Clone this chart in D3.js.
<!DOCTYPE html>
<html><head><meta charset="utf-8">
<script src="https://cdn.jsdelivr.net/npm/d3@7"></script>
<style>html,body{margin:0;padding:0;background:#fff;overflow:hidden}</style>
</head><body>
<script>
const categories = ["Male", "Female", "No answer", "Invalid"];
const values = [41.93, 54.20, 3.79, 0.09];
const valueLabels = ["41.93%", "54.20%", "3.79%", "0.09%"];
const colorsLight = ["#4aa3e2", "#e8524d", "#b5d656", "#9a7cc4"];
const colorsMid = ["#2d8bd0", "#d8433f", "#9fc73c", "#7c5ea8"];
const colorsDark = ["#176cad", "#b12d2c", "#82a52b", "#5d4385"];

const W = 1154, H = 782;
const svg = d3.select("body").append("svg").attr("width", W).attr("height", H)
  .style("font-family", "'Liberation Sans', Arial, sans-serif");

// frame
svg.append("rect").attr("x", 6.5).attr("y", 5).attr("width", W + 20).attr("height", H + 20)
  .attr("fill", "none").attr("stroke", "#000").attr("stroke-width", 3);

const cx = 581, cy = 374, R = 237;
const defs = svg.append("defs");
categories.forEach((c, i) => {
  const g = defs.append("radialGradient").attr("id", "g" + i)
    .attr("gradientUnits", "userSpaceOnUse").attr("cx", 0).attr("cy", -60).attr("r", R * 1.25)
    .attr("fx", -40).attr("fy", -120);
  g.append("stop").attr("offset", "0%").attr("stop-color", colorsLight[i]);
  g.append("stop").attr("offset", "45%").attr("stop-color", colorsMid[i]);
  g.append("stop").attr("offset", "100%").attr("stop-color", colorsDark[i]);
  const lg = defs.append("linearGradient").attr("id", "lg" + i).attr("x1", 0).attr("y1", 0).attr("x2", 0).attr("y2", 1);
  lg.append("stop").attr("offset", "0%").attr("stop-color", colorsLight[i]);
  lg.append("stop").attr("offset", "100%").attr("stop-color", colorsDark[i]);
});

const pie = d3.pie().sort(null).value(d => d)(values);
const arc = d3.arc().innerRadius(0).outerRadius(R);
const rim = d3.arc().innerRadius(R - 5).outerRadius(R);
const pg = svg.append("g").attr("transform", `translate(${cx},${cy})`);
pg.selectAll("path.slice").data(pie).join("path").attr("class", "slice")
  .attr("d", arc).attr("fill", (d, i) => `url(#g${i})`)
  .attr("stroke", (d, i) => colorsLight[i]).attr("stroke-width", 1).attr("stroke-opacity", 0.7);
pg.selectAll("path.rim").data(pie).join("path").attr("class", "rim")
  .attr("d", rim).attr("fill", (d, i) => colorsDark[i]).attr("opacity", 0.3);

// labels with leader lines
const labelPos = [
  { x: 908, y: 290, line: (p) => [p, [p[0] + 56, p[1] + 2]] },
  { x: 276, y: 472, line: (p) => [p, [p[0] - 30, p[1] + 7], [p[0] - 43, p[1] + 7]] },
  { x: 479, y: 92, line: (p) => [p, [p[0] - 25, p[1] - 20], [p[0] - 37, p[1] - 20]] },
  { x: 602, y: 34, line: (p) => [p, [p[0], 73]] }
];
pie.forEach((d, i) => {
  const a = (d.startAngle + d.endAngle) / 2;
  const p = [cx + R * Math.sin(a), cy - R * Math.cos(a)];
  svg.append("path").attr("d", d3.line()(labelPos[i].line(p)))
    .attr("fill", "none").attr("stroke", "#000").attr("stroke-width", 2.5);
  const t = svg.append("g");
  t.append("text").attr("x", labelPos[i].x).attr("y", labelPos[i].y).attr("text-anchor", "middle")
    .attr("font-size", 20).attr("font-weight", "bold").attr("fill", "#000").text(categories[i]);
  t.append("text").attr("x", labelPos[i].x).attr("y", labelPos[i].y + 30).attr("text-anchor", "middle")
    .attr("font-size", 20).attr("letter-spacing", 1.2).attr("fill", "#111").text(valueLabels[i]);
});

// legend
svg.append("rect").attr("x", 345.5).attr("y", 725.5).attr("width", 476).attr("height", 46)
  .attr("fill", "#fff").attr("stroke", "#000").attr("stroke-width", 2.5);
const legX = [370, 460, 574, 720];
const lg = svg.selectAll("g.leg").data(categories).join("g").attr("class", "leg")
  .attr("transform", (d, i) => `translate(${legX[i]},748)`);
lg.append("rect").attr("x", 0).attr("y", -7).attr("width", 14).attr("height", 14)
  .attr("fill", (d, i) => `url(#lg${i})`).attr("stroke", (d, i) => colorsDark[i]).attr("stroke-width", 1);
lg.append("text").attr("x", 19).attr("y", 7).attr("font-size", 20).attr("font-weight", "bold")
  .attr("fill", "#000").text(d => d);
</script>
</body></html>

---

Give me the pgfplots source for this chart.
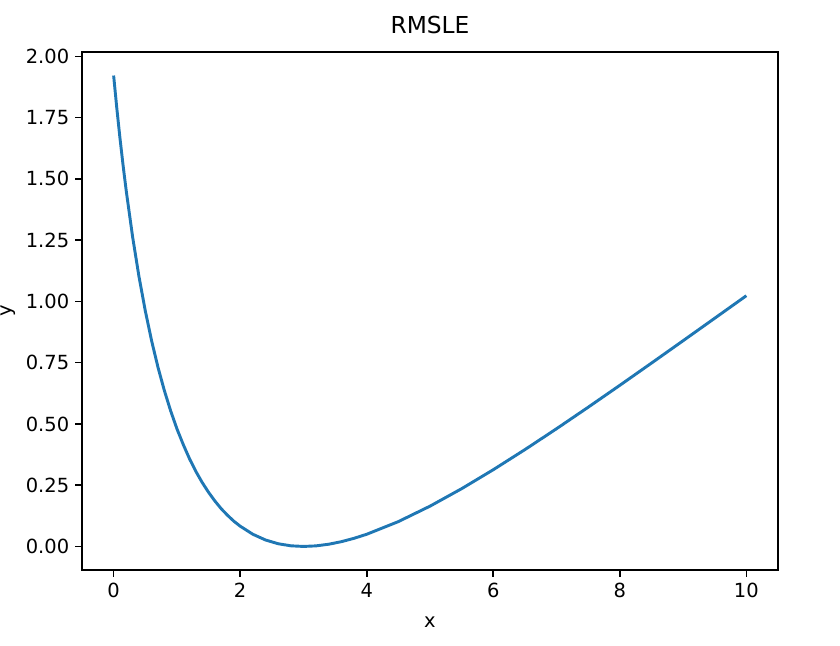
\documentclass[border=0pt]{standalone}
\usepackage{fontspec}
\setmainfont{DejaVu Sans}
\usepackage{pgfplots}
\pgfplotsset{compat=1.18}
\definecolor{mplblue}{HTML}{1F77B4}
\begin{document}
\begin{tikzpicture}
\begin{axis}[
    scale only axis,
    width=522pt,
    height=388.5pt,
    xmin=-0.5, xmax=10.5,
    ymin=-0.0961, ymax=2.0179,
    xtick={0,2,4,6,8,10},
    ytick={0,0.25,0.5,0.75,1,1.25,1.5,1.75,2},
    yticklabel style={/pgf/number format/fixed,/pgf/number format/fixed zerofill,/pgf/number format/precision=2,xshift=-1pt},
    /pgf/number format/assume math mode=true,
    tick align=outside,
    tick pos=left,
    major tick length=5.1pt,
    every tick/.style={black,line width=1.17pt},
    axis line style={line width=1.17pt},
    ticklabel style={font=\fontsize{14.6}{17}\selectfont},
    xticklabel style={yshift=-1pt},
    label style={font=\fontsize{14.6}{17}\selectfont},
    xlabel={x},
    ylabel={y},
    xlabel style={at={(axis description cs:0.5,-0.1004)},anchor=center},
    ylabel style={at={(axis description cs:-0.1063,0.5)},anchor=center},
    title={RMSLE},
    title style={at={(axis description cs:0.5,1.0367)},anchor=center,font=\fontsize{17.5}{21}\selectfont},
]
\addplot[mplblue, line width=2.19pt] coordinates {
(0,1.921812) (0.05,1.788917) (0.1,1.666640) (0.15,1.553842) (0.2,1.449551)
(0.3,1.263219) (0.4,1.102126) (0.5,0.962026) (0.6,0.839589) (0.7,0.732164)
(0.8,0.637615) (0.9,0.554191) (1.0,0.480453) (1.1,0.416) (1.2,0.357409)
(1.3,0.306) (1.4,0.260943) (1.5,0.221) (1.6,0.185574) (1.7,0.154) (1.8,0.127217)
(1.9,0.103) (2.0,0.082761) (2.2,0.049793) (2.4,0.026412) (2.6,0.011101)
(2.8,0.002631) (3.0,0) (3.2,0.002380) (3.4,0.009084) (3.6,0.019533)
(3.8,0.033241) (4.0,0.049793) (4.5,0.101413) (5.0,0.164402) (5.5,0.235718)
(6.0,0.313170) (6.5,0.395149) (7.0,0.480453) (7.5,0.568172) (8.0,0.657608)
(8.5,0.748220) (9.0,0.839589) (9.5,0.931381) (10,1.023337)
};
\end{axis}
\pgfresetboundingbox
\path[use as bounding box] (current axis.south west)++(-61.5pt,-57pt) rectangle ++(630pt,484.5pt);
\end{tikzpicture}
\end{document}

==

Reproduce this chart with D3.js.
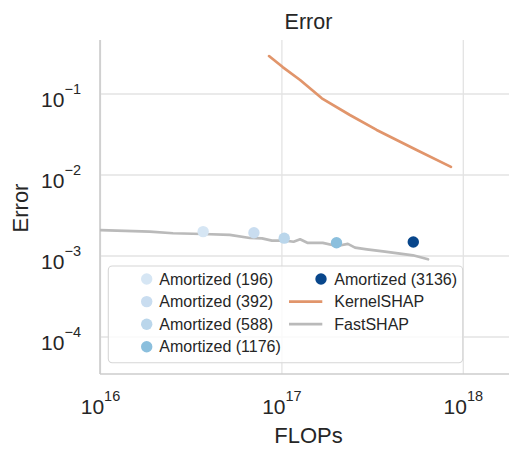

SET EXERCISE: Review the preceding data and report every line that includes the string "this".

THE RESPONSE:
Clone this chart in D3.js.
Give me the pgfplots source for this chart.
Reproduce this chart with D3.js.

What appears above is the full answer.